Poco antes del atardecer, la urna penetra en la iglesia del pueblo. La emoción ha llegado a su más alto nivel y las trompetas resuenan con contundencia, marcando así la entrada en el templo. Lo que sigue es exclusivamente de Dios. Una reconciliación entre el cielo y Macondo, después de un diluvio redentor y un vía crucis –o vía “centum annus”- por el pueblo abarrotado.

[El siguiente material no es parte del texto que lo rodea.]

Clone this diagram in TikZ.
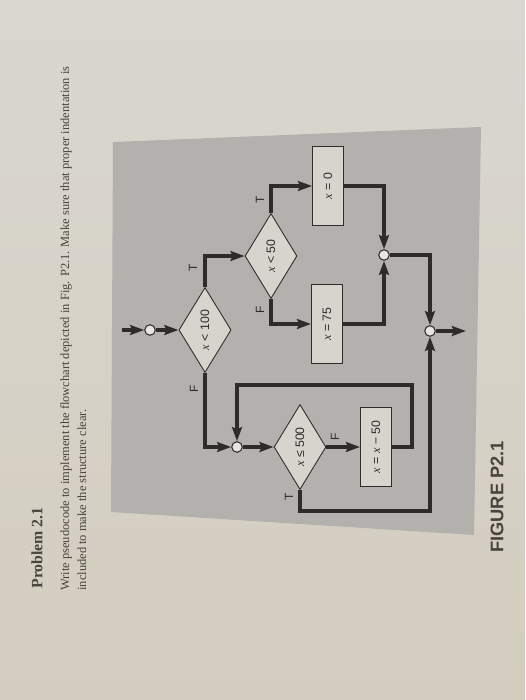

Tras el sepelio, la ciudad recobra la tranquilidad. Los cortes de luz y de agua ayudan al regreso de esa paz que exige el duelo. Mientras tanto, en el interior de su casa -convertida circunstancialmente en hostal–, la ex-alcaldesa Yolanda Marcos de Saade se alegra del resultado. Sin lugar a dudas, el evento superó sus expectativas. Su sonrisa en su semblante divulga su profundo enamoramiento con la obra de Gabriel García Márquez. Ella, gestora del homenaje realizado a Gabo a mediados de los años 80, se emociona con todo lo que ayude a consolidar la posición de Macondo en el mundo.

“Fue un sepelio muy simbólico –expresa sonriente–. Menos mal no se les ocurrió llevar un cajón de verdad a la iglesia… ¡Le hubiera dado un infarto al Padre!”.